Low Inventory Angers John Deere Customers

Some farmers bolt as recovery catches the equipment maker short

"I suspect we can lose at least half a dozen deals a month"

Jay Armstrong just broke a 50-year family tradition at his Kansas farm: He bought his first major piece of equipment that's not a John Deere brand. The Italian-made corn harvesting combine attachment Armstrong ordered from Dragotec USA will arrive in May. The same $59,000 part from Deere (DE) wouldn't have been delivered until August. "I used to be blind to all colors but [Deere's] green and yellow," he says. "My color blindness is now gone."

In recent years, Deere has been focusing on becoming a build-to-order company. That bolstered prices and profit because keeping smaller stockpiles on hand reduces the amount of materials and working capital a company needs. But production cuts and the tightest inventories in the industry have led to a shortage of Deere equipment as the farm economy is strengthening. And that's pushing customers such as Armstrong toward competitors.

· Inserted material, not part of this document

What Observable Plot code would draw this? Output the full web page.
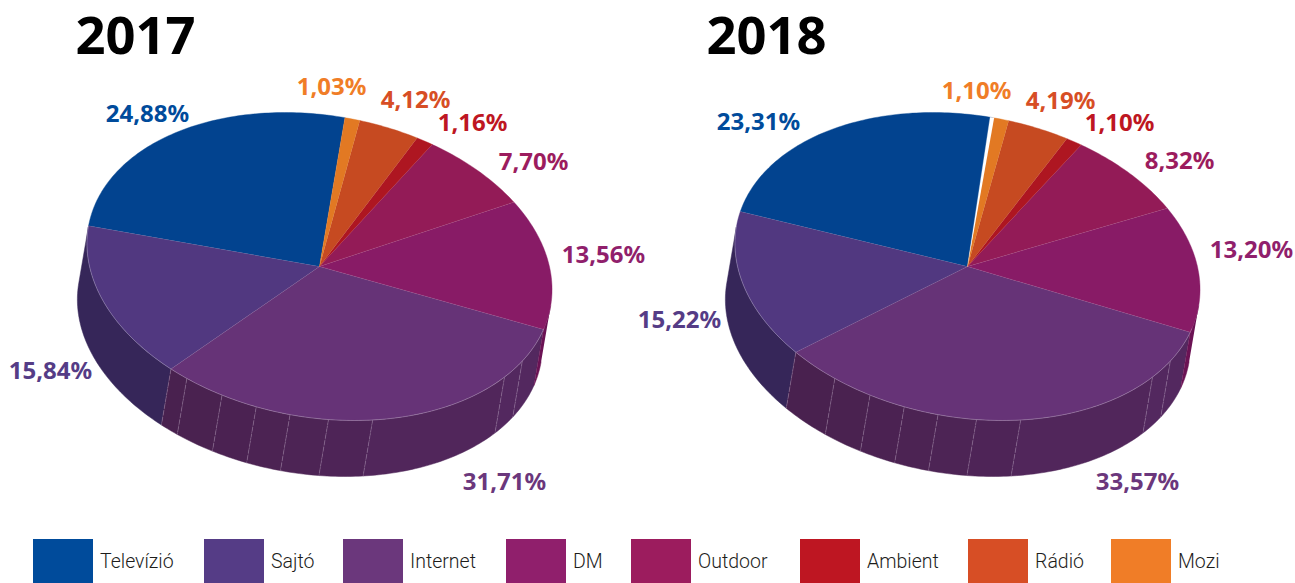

Deere shrank its inventory 28% in the 12 months ended on Jan. 31. As a percentage of sales in the most recent reported 12 months, Deere's inventory was just 12.3%, the lowest among 15 farm and construction equipment makers, including Agco (AGCO) and Caterpillar (CAT). Fewer products have big implications for the company's dealers. "It means I am losing market share," says Larry Southard, co-owner of a central Iowa dealership that gets 90% of its sales from Deere gear. He figures his dealership's sales would be up to 20% higher this year if it had enough inventory to meet customer demand and products were shipped more quickly. "I suspect we can lose at least half a dozen deals a month," Southard says.

One reason: A farmer who recently has ordered a tractor for crops such as corn and soybeans, which are harvested starting in September, may not be able to get the equipment until December or January, he says.

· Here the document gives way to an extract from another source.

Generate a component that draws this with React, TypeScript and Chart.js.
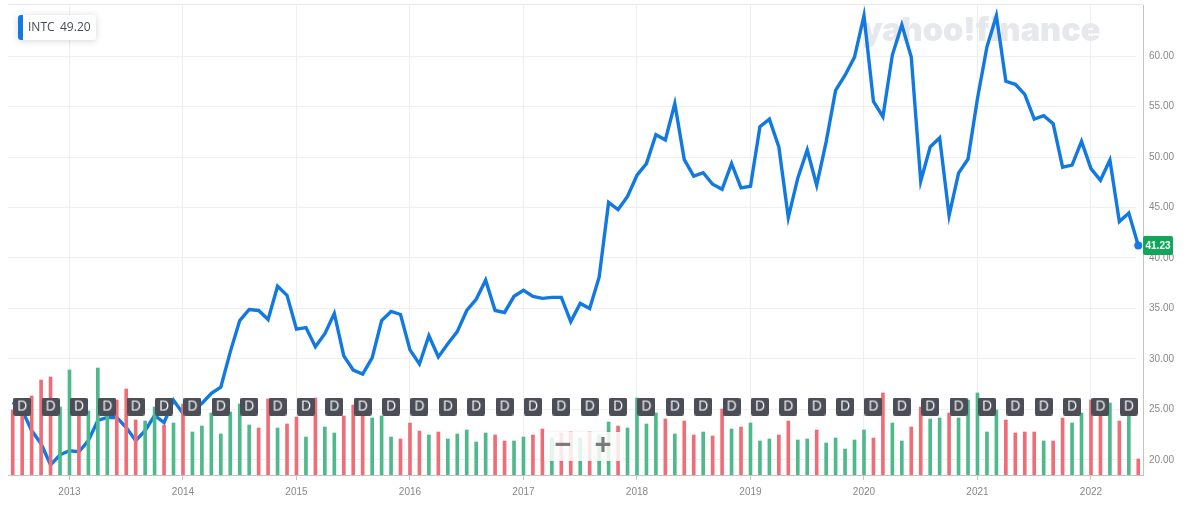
import { useEffect, useRef } from 'react';
import { Chart, registerables } from 'chart.js';

Chart.register(...registerables);

const ticker = 'INTC';
const legendPrice = '49.20';

const months = [
  '2012-07', '2012-08', '2012-09', '2012-10', '2012-11', '2012-12', '2013-01', '2013-02', '2013-03', '2013-04', '2013-05', '2013-06',
  '2013-07', '2013-08', '2013-09', '2013-10', '2013-11', '2013-12', '2014-01', '2014-02', '2014-03', '2014-04', '2014-05', '2014-06',
  '2014-07', '2014-08', '2014-09', '2014-10', '2014-11', '2014-12', '2015-01', '2015-02', '2015-03', '2015-04', '2015-05', '2015-06',
  '2015-07', '2015-08', '2015-09', '2015-10', '2015-11', '2015-12', '2016-01', '2016-02', '2016-03', '2016-04', '2016-05', '2016-06',
  '2016-07', '2016-08', '2016-09', '2016-10', '2016-11', '2016-12', '2017-01', '2017-02', '2017-03', '2017-04', '2017-05', '2017-06',
  '2017-07', '2017-08', '2017-09', '2017-10', '2017-11', '2017-12', '2018-01', '2018-02', '2018-03', '2018-04', '2018-05', '2018-06',
  '2018-07', '2018-08', '2018-09', '2018-10', '2018-11', '2018-12', '2019-01', '2019-02', '2019-03', '2019-04', '2019-05', '2019-06',
  '2019-07', '2019-08', '2019-09', '2019-10', '2019-11', '2019-12', '2020-01', '2020-02', '2020-03', '2020-04', '2020-05', '2020-06',
  '2020-07', '2020-08', '2020-09', '2020-10', '2020-11', '2020-12', '2021-01', '2021-02', '2021-03', '2021-04', '2021-05', '2021-06',
  '2021-07', '2021-08', '2021-09', '2021-10', '2021-11', '2021-12', '2022-01', '2022-02', '2022-03', '2022-04', '2022-05', '2022-06',
];

const closes = [
  25.7, 24.9, 22.9, 21.6, 19.5, 20.5, 20.9, 20.8, 21.9, 23.9, 24.2, 24.2,
  23.2, 21.9, 22.9, 24.4, 23.7, 25.9, 24.6, 25.0, 25.6, 26.6, 27.2, 30.7,
  33.8, 34.9, 34.8, 33.9, 37.2, 36.3, 32.95, 33.1, 31.2, 32.5, 34.5, 30.3,
  28.9, 28.5, 30.1, 33.8, 34.7, 34.4, 30.9, 29.5, 32.3, 30.2, 31.5, 32.7,
  34.8, 35.9, 37.8, 34.8, 34.6, 36.2, 36.8, 36.2, 36.0, 36.1, 36.1, 33.7,
  35.5, 35.0, 38.1, 45.5, 44.8, 46.1, 48.2, 49.35, 52.2, 51.7, 55.3, 49.75,
  48.1, 48.45, 47.3, 46.8, 49.35, 46.95, 47.1, 53.0, 53.75, 51.0, 44.0, 47.9,
  50.7, 47.2, 51.5, 56.6, 58.1, 59.9, 64.0, 55.5, 54.0, 60.1, 63.1, 59.9,
  47.6, 51.0, 51.9, 44.2, 48.4, 49.8, 55.8, 60.9, 64.0, 57.5, 57.2, 56.2,
  53.75, 54.1, 53.3, 49.0, 49.2, 51.55, 48.85, 47.7, 49.7, 43.6, 44.45, 41.23,
];

const volumes = [
  650, 670, 790, 950, 980, 680, 1050, 590, 640, 1070, 630, 750,
  860, 550, 540, 680, 500, 520, 710, 430, 490, 620, 410, 630,
  710, 500, 470, 760, 470, 510, 580, 380, 770, 480, 420, 590,
  700, 650, 570, 590, 380, 360, 520, 440, 400, 430, 360, 410,
  450, 330, 420, 400, 340, 340, 380, 400, 460, 370, 420, 430,
  370, 430, 400, 530, 490, 470, 770, 510, 620, 560, 410, 540,
  400, 430, 390, 660, 460, 480, 520, 340, 360, 400, 540, 350,
  360, 450, 320, 370, 260, 350, 450, 370, 820, 520, 340, 480,
  680, 560, 570, 620, 570, 750, 820, 430, 650, 550, 420, 430,
  430, 340, 340, 570, 520, 620, 750, 630, 720, 540, 620, 160,
];

// 1 = up month (green), 0 = down month (red)
const volumeUp = [
  0, 0, 0, 0, 0, 1, 1, 0, 1, 1, 1, 0,
  0, 0, 1, 1, 0, 1, 0, 1, 1, 1, 1, 1,
  1, 1, 0, 0, 1, 0, 0, 1, 0, 1, 1, 0,
  0, 0, 1, 1, 1, 0, 0, 0, 1, 0, 1, 1,
  1, 1, 1, 0, 0, 1, 1, 0, 0, 1, 0, 0,
  1, 0, 1, 1, 0, 1, 1, 1, 1, 0, 1, 0,
  0, 1, 0, 0, 1, 0, 1, 1, 1, 0, 0, 1,
  1, 0, 1, 1, 1, 1, 1, 0, 0, 1, 1, 0,
  0, 1, 1, 0, 1, 1, 1, 1, 1, 0, 0, 0,
  0, 1, 0, 0, 1, 1, 0, 0, 1, 0, 1, 0,
];

const dividendMonths = [
  '2012-08', '2012-11', '2013-02', '2013-05', '2013-08', '2013-11', '2014-02', '2014-05',
  '2014-08', '2014-11', '2015-02', '2015-05', '2015-08', '2015-11', '2016-02', '2016-05',
  '2016-08', '2016-11', '2017-02', '2017-05', '2017-08', '2017-11', '2018-02', '2018-05',
  '2018-08', '2018-11', '2019-02', '2019-05', '2019-08', '2019-11', '2020-02', '2020-05',
  '2020-08', '2020-11', '2021-02', '2021-05', '2021-08', '2021-11', '2022-02', '2022-05',
];
const dividendLevel = 25.28;

const FONT = '"Liberation Sans", Arial, sans-serif';
const BLUE = '#1279e0';

function dividendBadge() {
  const c = document.createElement('canvas');
  c.width = 18;
  c.height = 18;
  const g = c.getContext('2d')!;
  g.fillStyle = '#4b4e57';
  g.beginPath();
  g.roundRect(0, 0, 18, 18, 2);
  g.fill();
  g.fillStyle = '#fff';
  g.font = `14px "Open Sans", sans-serif`;
  g.textAlign = 'center';
  g.textBaseline = 'middle';
  g.fillText('D', 9, 9.5);
  return c;
}

const watermark = {
  id: 'watermark',
  beforeDatasetsDraw(chart: any) {
    const { ctx, chartArea } = chart;
    ctx.save();
    // grid stops a little short of the axis
    ctx.fillStyle = '#fff';
    ctx.fillRect(chartArea.right - 7, chartArea.top, 6.5, chartArea.bottom - chartArea.top - 1);
    ctx.strokeStyle = '#e8e8e8';
    ctx.beginPath();
    ctx.moveTo(chartArea.left, chartArea.top - 0.5);
    ctx.lineTo(chartArea.right, chartArea.top - 0.5);
    ctx.stroke();
    ctx.fillStyle = '#e6e8ec';
    ctx.font = `900 32.5px Inter, ${FONT}`;
    ctx.textBaseline = 'alphabetic';
    ctx.fillText('yahoo!finance', 862, 41);
    ctx.restore();
  },
};

const overlays = {
  id: 'overlays',
  afterDraw(chart: any) {
    const { ctx } = chart;
    const yScale = chart.scales.y;
    const last = closes[closes.length - 1];
    const lastY = yScale.getPixelForValue(last);

    ctx.save();
    // last price tag
    ctx.fillStyle = '#10a75a';
    ctx.beginPath();
    ctx.roundRect(1143, lastY - 9.5, 30, 19, 2);
    ctx.fill();
    ctx.fillStyle = '#fff';
    ctx.font = `bold 10px ${FONT}`;
    ctx.textAlign = 'center';
    ctx.textBaseline = 'middle';
    ctx.fillText(last.toFixed(2), 1158, lastY + 0.5);

    // legend chip
    ctx.save();
    ctx.shadowColor = 'rgba(0,0,0,0.16)';
    ctx.shadowBlur = 7;
    ctx.shadowOffsetY = 1;
    ctx.fillStyle = '#fff';
    ctx.beginPath();
    ctx.roundRect(18, 15, 78, 25, 2);
    ctx.fill();
    ctx.restore();
    ctx.fillStyle = BLUE;
    ctx.beginPath();
    ctx.roundRect(18, 15, 5, 25, [3, 0, 0, 3]);
    ctx.fill();
    ctx.fillStyle = '#464b55';
    ctx.font = '12px "Open Sans", sans-serif';
    ctx.textAlign = 'left';
    ctx.fillText(ticker, 28, 28);
    ctx.fillText(legendPrice, 60, 28);

    // zoom buttons
    ctx.save();
    ctx.shadowColor = 'rgba(0,0,0,0.10)';
    ctx.shadowBlur = 3;
    ctx.fillStyle = 'rgba(255,255,255,0.86)';
    ctx.fillRect(544, 432, 79, 29);
    ctx.restore();
    ctx.fillStyle = '#7a7a7a';
    ctx.font = `bold 29px ${FONT}`;
    ctx.textAlign = 'center';
    ctx.fillText('\u2212', 563, 446);
    ctx.fillText('+', 603, 446);
    ctx.restore();
  },
};

export default function App() {
  const canvasRef = useRef<HTMLCanvasElement | null>(null);

  useEffect(() => {
    if (!canvasRef.current) return;
    const badge = dividendBadge();
    const chart = new Chart(canvasRef.current, {
      type: 'bar',
      data: {
        labels: months,
        datasets: [
          {
            type: 'line',
            label: 'Dividends',
            data: dividendMonths.map(m => ({ x: m, y: dividendLevel })),
            showLine: false,
            pointStyle: badge,
            pointRadius: 9,
            yAxisID: 'y',
            order: 0,
            clip: false,
          },
          {
            type: 'bar',
            label: 'Volume',
            data: volumes,
            backgroundColor: volumeUp.map(u => (u ? '#4eb98a' : '#ef6d77')),
            barThickness: 3,
            yAxisID: 'vol',
            order: 1,
          },
          {
            type: 'line',
            label: ticker,
            data: closes,
            borderColor: BLUE,
            backgroundColor: '#1a78e8',
            borderWidth: 3.4,
            tension: 0,
            pointRadius: (ctx: any) => (ctx.dataIndex === closes.length - 1 ? 4 : 0),
            pointBorderWidth: 0,
            yAxisID: 'y',
            order: 2,
            clip: false,
          },
        ],
      } as any,
      options: {
        animation: false,
        responsive: false,
        events: [],
        layout: { autoPadding: false, padding: { left: 8, top: 5, right: 0, bottom: 0 } },
        plugins: { legend: { display: false }, tooltip: { enabled: false } },
        scales: {
          x: {
            type: 'category',
            offset: true,
            grid: { offset: false, color: '#efefef', tickColor: '#c4c4c4', tickLength: 5 },
            border: { color: '#c4c4c4' },
            afterBuildTicks: (scale: any) => {
              scale.ticks = scale.ticks.filter((t: any) => months[t.value].endsWith('-01'));
            },
            ticks: {
              autoSkip: false,
              maxRotation: 0,
              padding: 6,
              color: '#888',
              font: { family: FONT, size: 10 },
              callback: (value: any) => months[value].slice(0, 4),
            },
            afterFit: (scale: any) => {
              scale.height = 31;
              scale.paddingLeft = 0;
              scale.paddingRight = 0;
            },
          },
          y: {
            position: 'right',
            min: 18.5,
            max: 65.06,
            grid: { color: '#efefef', drawTicks: false },
            border: { color: '#c4c4c4' },
            afterBuildTicks: (scale: any) => {
              scale.ticks = scale.ticks.filter((t: any) => t.value <= 60);
            },
            ticks: {
              stepSize: 5,
              includeBounds: false,
              padding: 6,
              color: '#888',
              font: { family: FONT, size: 10 },
              callback: (value: any) => Number(value).toFixed(2),
            },
            afterFit: (scale: any) => {
              scale.width = 43;
              scale.paddingTop = 0;
              scale.paddingBottom = 0;
            },
          },
          vol: { display: false, min: 0, max: 4700 },
        },
      } as any,
      plugins: [watermark, overlays],
    });
    return () => chart.destroy();
  }, []);

  return (
    <div style={{ position: 'absolute', left: 0, top: 0, width: 1186, height: 506, background: '#fff' }}>
      <canvas ref={canvasRef} width={1186} height={506} />
    </div>
  );
}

Ken Golden, a spokesman for Moline (Ill.)-based Deere, says the manufacturer's "intense focus" on managing inventory has improved its financial performance and has allowed it to design better products for customers. Deere's sharp-penciled ways certainly helped temper the hit to its profits during the recession, when sales declined for some equipment makers. Deere's 52% decline in trailing 12-month profit was smaller than Agco's 65% drop and Caterpillar's 75% plunge. "Deere is likely a little ahead [in managing its stocks]," says UBS (UBS) analyst Henry Kirn, because it has "focused on taking inventories out of the channel and becoming leaner over time."

Deere Chief Financial Officer James M. Field said on a Feb. 18 conference call that the company had been too pessimistic about the effect of the global recession on North American farmers. In November, Deere predicted its net sales would decline about 1% in the year ahead after dropping 19% in the 12 months ended Oct. 31. Deere expected production tonnage to decrease 3%. In February the company revised its outlook upward, forecasting sales to increase up to 8% in 2010 as gains in farm cash receipts rise far more than expected.

Deere's Golden says the company is boosting production to match the improved orders. Still, Kansas farmer Armstrong says bad feelings may linger as a result of the company's inventory squeeze. "Deere's business plan of trying to control the supply vs. selling a product and providing a service is going to come back and haunt them," he says.

The bottom line: Inventory management is crucial in a slump. But maximizing profit without forgoing future sales is difficult as business strengthens.